Long term, I am convinced that we live in a Peak Oil world. But we also live in a world of markets and market mechanisms.

My take on oil prices is that they are “too high” just now. It’s those doggone traders, like Kevin Kerr. Well, not really. Kevin can actually show you how to do it right. It’s the traders who are NOT like Kevin Kerr. It’s the traders who are just throwing money into the futures markets. Those traders have driven oil prices up too far, too fast. There is such a thing as overextending the market.

In the medium- to long-term future, oil prices will surely be higher for fundamental reasons. But we are not there yet.

Today, there are no fundamental reasons for $135 oil. Oil exporters can supply all of their customers. As one senior executive of Saudi Aramco told me in Houston a few weeks ago, “We can meet the needs of customers. No one goes away empty-handed if they need oil.”

Across the Gulf from Saudi Arabia, the National Iranian Oil Co. has over 20 million barrels of crude oil sitting in storage. The oil is in chartered tankers off Kharg Island. OK, it’s sour crude oil and a lot of the world’s refineries cannot take sour crude. But the oil is still sitting there. Those tankers swing on their anchor chains, waiting for a buyer.

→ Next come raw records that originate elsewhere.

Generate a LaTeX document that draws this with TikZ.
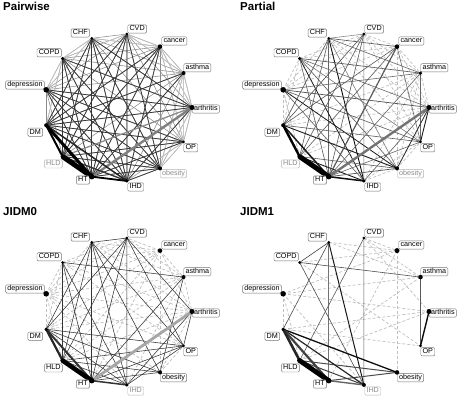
\documentclass[tikz,border=0pt]{standalone}
\usepackage{fontspec}
\setmainfont{Liberation Sans}
\usepackage{tikz}
\usetikzlibrary{calc}

\tikzset{
  dot/.style={circle, fill=black, inner sep=0pt, minimum size=#1},
  lab/.style={draw=black!55, line width=0.45pt, rounded corners=1.2pt, fill=white, font=\fontsize{7.2}{8}\selectfont, inner xsep=1.8pt, inner ysep=0.8pt, text height=5.2pt, text depth=1.4pt},
  labgray/.style={draw=black!30, text=black!45},
  ttl/.style={font=\fontsize{11.5}{13}\selectfont\bfseries, anchor=base west, inner sep=0pt},
  lnk/.style 2 args={draw=black!#1, line width=#2pt},
  neglink/.style={draw=black!25, line width=0.7pt, dash pattern=on 3pt off 2pt},
  % where each label sits next to its dot (same in all panels)
  l-art/.style={anchor=west, yshift=-1.5pt},
  l-ast/.style={anchor=south west, yshift=1pt},
  l-can/.style={anchor=south west, xshift=1.5pt, yshift=1.3pt},
  l-cvd/.style={anchor=south west, xshift=0.6pt, yshift=0.7pt},
  l-chf/.style={anchor=south east, xshift=-2pt, yshift=1pt},
  l-copd/.style={anchor=south east, xshift=-1pt, yshift=1.3pt},
  l-dep/.style={anchor=south east, xshift=-1.5pt, yshift=0.5pt},
  l-dm/.style={anchor=north east, xshift=-3.3pt, yshift=-2.7pt},
  l-hld/.style={anchor=north east, yshift=-3pt},
  l-ht/.style={anchor=north east, xshift=-2pt, yshift=1pt},
  l-ihd/.style={anchor=north west, xshift=0.6pt, yshift=-1.7pt},
  l-obe/.style={anchor=north west, yshift=-1pt},
  l-op/.style={anchor=north west, yshift=-1.6pt},
  % faded labels
  pw-hld/.style={labgray}, pw-obe/.style={labgray},
  pa-hld/.style={labgray}, pa-obe/.style={labgray},
  j0-ihd/.style={labgray}, j1-ihd/.style={labgray},
}

\begin{document}
\begin{tikzpicture}[x=1pt, y=1pt]
\useasboundingbox (0,0) rectangle (474,402);
% Panel titles
\node[ttl] (t-pw) at (3,391.3) {Pairwise};
\node[ttl] (t-pa) at (240,391.3) {Partial};
\node[ttl] (t-j0) at (3,186) {JIDM0};
\node[ttl] (t-j1) at (240,186) {JIDM1};
% Positions on the circle
\foreach \p/\cx/\cy in {pw/118/294.5, pa/355/294.5, j0/118/90.5, j1/355/90.5}{
  \foreach \n/\k in {art/0, ast/1, can/2, cvd/3, chf/4, copd/5, dep/6, dm/7, hld/8, ht/9, ihd/10, obe/11, op/12}
    \coordinate (\p-\n) at ($(\cx,\cy)+(\k*360/13:74)$);
}

% Pairwise: every pair is linked
\foreach \a [count=\i] in {art,ast,can,cvd,chf,copd,dep,dm,hld,ht,ihd,obe,op}
  \foreach \b [count=\j] in {art,ast,can,cvd,chf,copd,dep,dm,hld,ht,ihd,obe,op}
    {\ifnum\j>\i \draw[lnk={45}{0.55}] (pw-\a) -- (pw-\b); \fi}
\foreach \a/\b in {art/ast, ast/can, can/cvd, chf/copd, copd/dep, obe/op, op/art, ast/op, art/can, ast/cvd, can/chf, chf/dep, copd/dm, op/ihd, ast/obe, cvd/copd, art/obe, can/op}
  \draw[lnk={22}{0.5}] (pw-\a) -- (pw-\b);
\foreach \a/\b in {chf/dm, chf/hld, chf/ht, chf/ihd, chf/obe, cvd/dm, cvd/hld, cvd/ht, cvd/ihd, copd/ht, copd/ihd, copd/hld, copd/obe, dep/obe, dep/ihd, dep/ht, dep/art, dm/obe, dm/art, dm/op, hld/obe, hld/op, ht/obe, ht/op, can/dm, can/ht, can/hld, can/ihd, ast/dm, ast/ht, art/ihd, ihd/obe, chf/art, cvd/obe, copd/art, dep/op}
  \draw[lnk={78}{0.75}] (pw-\a) -- (pw-\b);
\foreach \a/\b/\c/\w in {art/hld/45/1.2, art/ht/50/2.4, hld/ihd/80/1.3, dm/ihd/85/1.5, ht/ihd/100/1.8, dm/hld/100/2, dm/ht/100/3, hld/ht/100/5}
  \draw[lnk={\c}{\w}] (pw-\a) -- (pw-\b);

% Partial
\foreach \a/\b in {dep/dm, dep/hld, dep/copd, dep/chf, copd/dm, dm/ast, dm/art, hld/art, hld/ast, dep/can, dep/cvd, copd/can, copd/cvd, can/ast, can/art, cvd/ast, cvd/can, cvd/art, cvd/op, chf/art, chf/op, ast/art, ast/obe, ihd/op, ihd/ast, ihd/obe, obe/op, can/obe, dm/chf, hld/dep}
  \draw[neglink] (pa-\a) -- (pa-\b);
\foreach \a/\b/\c/\w in {chf/cvd/50/.55, chf/can/65/.65, chf/ast/60/.6, chf/ht/60/.6, chf/ihd/95/.9, chf/dm/65/.6, chf/hld/65/.6, chf/obe/55/.55, copd/ast/65/.65, copd/art/60/.6, copd/ihd/90/.8, copd/ht/65/.6, copd/obe/65/.6, copd/op/55/.55, dep/ast/60/.6, dep/art/65/.75, dep/op/65/.6, dep/obe/90/.8, dep/ihd/65/.6, dm/obe/90/.9, dm/cvd/70/.6, dm/can/65/.6, dm/op/65/.6, hld/ihd/90/.9, hld/obe/65/.6, hld/can/65/.6, hld/cvd/65/.6, ht/cvd/65/.6, ht/obe/65/.75, ht/op/60/.6, ihd/cvd/55/.6, ihd/art/65/.6, can/op/60/.6, ast/op/60/.6, ast/ht/60/.6, art/op/90/.9, art/obe/85/.8, ht/can/65/1.2, ht/ihd/95/1.5, art/ht/55/2.4, dm/ht/90/1.5, dm/hld/100/2.4, hld/ht/100/5}
  \draw[lnk={\c}{\w}] (pa-\a) -- (pa-\b);

% JIDM0
\foreach \a/\b in {can/cvd, can/chf, can/copd, can/dep, can/dm, can/hld, can/art, can/ast, can/obe, can/ht, dep/copd, dep/chf, dep/dm, dep/ast, dep/art, dep/op, dep/hld, dep/ihd, dep/cvd, dep/obe, ast/art, copd/dm, copd/cvd, copd/art, chf/art, chf/ast, dm/art, hld/art, hld/ast, ast/cvd, obe/op, obe/art, ihd/ast, dm/ast, copd/op}
  \draw[neglink] (j0-\a) -- (j0-\b);
\foreach \a/\b in {chf/cvd, chf/dm, chf/hld, chf/ht, chf/ihd, chf/op, chf/obe, copd/ast, copd/hld, copd/ht, copd/ihd, cvd/dm, cvd/hld, cvd/ht, cvd/ihd, cvd/art, cvd/op, ast/obe, ast/ht, art/op, dm/ihd, dm/obe, dm/op, hld/ihd, hld/obe, hld/op, ht/obe, ht/op, ihd/op, ihd/art}
  \draw[lnk={80}{0.55}] (j0-\a) -- (j0-\b);
\foreach \a/\b/\c/\w in {art/ht/35/2.8, ht/ihd/80/1.5, dm/ht/80/2, dm/hld/85/2.2, hld/ht/100/4.6}
  \draw[lnk={\c}{\w}] (j0-\a) -- (j0-\b);

% JIDM1
\foreach \a/\b in {chf/can, copd/can, dep/can, dep/ast, dm/art, dm/op, can/obe, cvd/ast, cvd/can, can/ht, dep/hld, dep/dm, dep/art, hld/art, chf/ast, ast/hld, cvd/art, copd/op, dep/ihd}
  \draw[neglink] (j1-\a) -- (j1-\b);
\foreach \a/\b/\c/\w in {chf/copd/75/.6, chf/dm/70/.6, chf/ht/55/.6, chf/ihd/90/1, copd/ast/70/.6, copd/ihd/70/.6, cvd/ihd/65/.6, cvd/hld/65/.6, ast/op/65/.6, art/op/95/1.4, hld/obe/70/1, ht/obe/70/1, hld/ihd/75/1, ht/ihd/60/1.4, dm/obe/95/1.3, dm/ihd/85/1.2, dm/ht/75/2.2, dm/hld/85/2.6, hld/ht/100/4.8}
  \draw[lnk={\c}{\w}] (j1-\a) -- (j1-\b);

% Labels
\foreach \p in {pw,pa,j0,j1}{
  \foreach \n/\t in {art/arthritis, ast/asthma, can/cancer, cvd/CVD, chf/CHF, copd/COPD, dep/depression, dm/DM, hld/HLD, ht/HT, ihd/IHD, obe/obesity, op/OP}
    \node[lab, l-\n, \p-\n/.try] (\p-\n-lab) at (\p-\n) {\t};
}

% Dots
\foreach \n/\s in {art/5, ast/4, can/4.5, cvd/3, chf/3, copd/3.5, dep/5.5, dm/4, hld/4, ht/5.5, ihd/3.5, obe/4, op/3}
  \node[dot=\s pt] (pw-\n-dot) at (pw-\n) {};
\foreach \n/\s in {art/5, ast/3.5, can/4.5, cvd/3, chf/3, copd/3.5, dep/5.5, dm/4, hld/4.5, ht/5.5, ihd/3.5, obe/4, op/3}
  \node[dot=\s pt] (pa-\n-dot) at (pa-\n) {};
\foreach \n/\s in {art/5, ast/4, can/4.5, cvd/3, chf/3, copd/3, dep/5.5, dm/3.5, hld/4.5, ht/5.5, ihd/3.5, obe/4, op/3}
  \node[dot=\s pt] (j0-\n-dot) at (j0-\n) {};
\foreach \n/\s in {art/5, ast/4.5, can/5, cvd/3, chf/3, copd/3, dep/5.5, dm/3.5, hld/5, ht/5.5, ihd/4, obe/4.5, op/3}
  \node[dot=\s pt] (j1-\n-dot) at (j1-\n) {};
\end{tikzpicture}
\end{document}
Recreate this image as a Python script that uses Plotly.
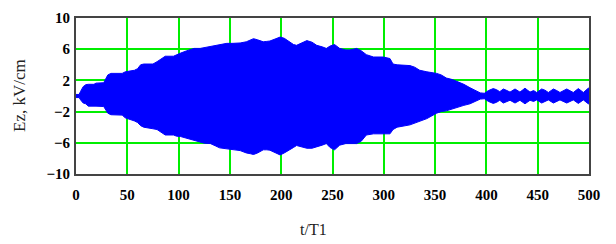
import plotly.graph_objects as go

# Envelope of the field Ez(t) (t/T1, kV/cm)
t_env = [0, 3, 4.5, 7, 9.5, 12, 17.5, 19.5, 27, 29, 31, 34, 45, 48, 52, 57, 60, 63, 66, 75,
         79, 83, 87, 95, 98, 102, 108, 115, 121, 125, 131, 136, 140, 147, 153, 160, 166, 170,
         173, 177, 182.5, 186, 189, 194, 199, 203, 208.6, 212, 215, 220, 225, 230, 234.6, 240,
         244, 247.6, 252, 257, 263, 267, 273.6, 278, 283, 290, 299.5, 306, 309, 313, 325.5, 330,
         335, 342, 351.5, 356, 361, 367, 372.6, 378, 384, 389, 394, 398,
         402, 406.7, 410, 413, 416.5, 420, 423, 427.9, 432.7, 437.6, 442.5, 446, 449, 453.9,
         457, 460.4, 465.3, 468.5, 471.7, 478.3, 484.7, 489.6, 494.5, 499.3, 500]
ez_upper = [0.2, 0.2, 0.6, 1.2, 1.45, 1.5, 1.5, 1.65, 1.7, 2.2, 2.7, 2.9, 2.9, 3.1, 3.2, 3.3, 3.5, 4.0, 4.1, 4.1,
            4.4, 4.7, 5.1, 5.1, 5.3, 5.5, 5.8, 6.1, 6.1, 6.2, 6.3, 6.4, 6.5, 6.75, 6.75, 6.8, 6.95, 7.2,
            7.35, 7.2, 6.95, 7.0, 7.05, 7.3, 7.56, 7.4, 6.95, 6.6, 6.5, 6.8, 7.1, 6.9, 6.5, 6.3,
            6.1, 6.4, 6.6, 6.1, 5.9, 5.9, 6.1, 5.8, 5.3, 5.0, 5.0, 4.8, 4.1, 4.0, 3.9, 3.7,
            3.3, 3.1, 2.9, 2.7, 2.3, 2.1, 1.8, 1.5, 1.06, 0.7, 0.4, 0.35,
            0.7, 0.95, 0.8, 0.55, 0.9, 0.7, 0.5, 0.9, 0.5, 1.0, 0.5, 0.7, 0.45, 0.9,
            0.75, 0.45, 0.9, 0.7, 0.45, 0.9, 0.45, 0.95, 0.45, 1.0, 1.0]
ez_lower = [-0.2, -0.2, -0.5, -0.9, -1.0, -1.3, -1.3, -1.3, -1.35, -1.8, -2.2, -2.4, -2.45, -2.8, -3.0, -3.2, -3.4, -3.8, -4.0, -4.2,
            -4.3, -4.6, -5.0, -5.0, -5.15, -5.2, -5.4, -5.6, -5.9, -6.05, -6.1, -6.4, -6.65, -6.75, -6.9, -7.0, -7.3, -7.4,
            -7.5, -7.3, -6.9, -6.9, -6.95, -7.3, -7.56, -7.3, -6.9, -6.6, -6.35, -6.5, -6.7, -6.7, -6.5, -6.3,
            -6.1, -6.6, -6.9, -6.3, -6.1, -6.1, -6.1, -5.8, -5.0, -4.85, -4.85, -4.85, -4.3, -4.0, -3.7, -3.5,
            -3.2, -2.9, -2.2, -2.0, -1.9, -1.7, -1.4, -1.2, -1.0, -0.7, -0.4, -0.35,
            -0.7, -0.95, -0.8, -0.55, -0.9, -0.75, -0.55, -0.9, -0.55, -1.0, -0.55, -0.7, -0.5, -0.9,
            -0.75, -0.5, -0.9, -0.7, -0.5, -0.9, -0.5, -0.95, -0.5, -1.0, -1.0]

x_ticks = [0, 50, 100, 150, 200, 250, 300, 350, 400, 450, 500]
y_ticks = [-10, -6, -2, 2, 6, 10]
y_tick_labels = ["\u221210", "\u22126", "\u22122", "2", "6", "10"]

BLUE = "#0000ff"
GREEN = "#00ee00"
SERIF = "Liberation Serif, Times New Roman, serif"

fig = go.Figure()
fig.add_trace(go.Scatter(
    x=t_env + t_env[::-1],
    y=ez_upper + ez_lower[::-1],
    mode="lines",
    fill="toself",
    fillcolor=BLUE,
    line=dict(color=BLUE, width=1),
    hoverinfo="skip",
    showlegend=False,
))

fig.update_layout(
    width=616, height=244,
    margin=dict(l=76, r=27, t=10, b=70),
    paper_bgcolor="white",
    plot_bgcolor="white",
    showlegend=False,
    xaxis=dict(
        range=[0, 500], tickvals=x_ticks, ticktext=[str(v) for v in x_ticks],
        showgrid=True, gridcolor=GREEN, gridwidth=1.5,
        zeroline=False, showline=True, mirror=True, linecolor="#444444", linewidth=2,
        ticks="outside", ticklen=6, tickcolor="rgba(0,0,0,0)",
        tickfont=dict(family=SERIF, size=15, color="black", weight="bold"),
    ),
    yaxis=dict(
        range=[-10, 10], tickvals=y_ticks, ticktext=y_tick_labels,
        showgrid=True, gridcolor=GREEN, gridwidth=1.5,
        zeroline=False, showline=True, mirror=True, linecolor="#444444", linewidth=2,
        ticks="outside", ticklen=1, tickcolor="rgba(0,0,0,0)",
        tickfont=dict(family=SERIF, size=15, color="black", weight="bold"),
    ),
    annotations=[
        dict(text="Ez, kV/cm", textangle=-90, xref="paper", yref="paper",
             x=(19 - 76) / 513, y=0.5, xanchor="center", yanchor="middle",
             showarrow=False, font=dict(family=SERIF, size=17, color="#222222")),
        dict(text="t/T1", xref="paper", yref="paper",
             x=(313 - 76) / 513, y=-(232 - 174) / 164, xanchor="center", yanchor="middle",
             showarrow=False, font=dict(family=SERIF, size=16, color="#222222")),
    ],
)

fig.write_html("out.html", config={"displayModeBar": False},
               post_script="document.body.style.margin='0px';")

And oil buyers do not have trouble finding supplies. Senior executives from Shell and Chevron have told me that they can get whatever they want to supply their refineries.

So that’s why I believe that the recent run-up of oil to $135 per barrel was just too much. The current price, in the high $120s, is “too high,” as well. That high price is doing severe damage to the world economy.

Overly high oil prices are draining world consumers. Take the critical case of high fuel costs killing the airline industry. Six more months of this and you will not recognize the world air transport business. I’ve been calling this airline disaster “Silent Spring.”

And it’s not just the ever-whining U.S. Sure, people in the U.S. harp and complain about the price of oil to OPEC. (Hey, I have an idea. Let’s sue OPEC in federal court. That’ll teach ’em, right?) The Europeans, Japanese, Chinese and much of the rest of the developing world have joined in. Many representatives of nations and alliances have passed warnings to the leaders of oil-producing and -exporting nations. So in the near term, I expect oil producers to allow prices to pull back by $20-25 per barrel, into the low $100 per barrel range — say, $100-115.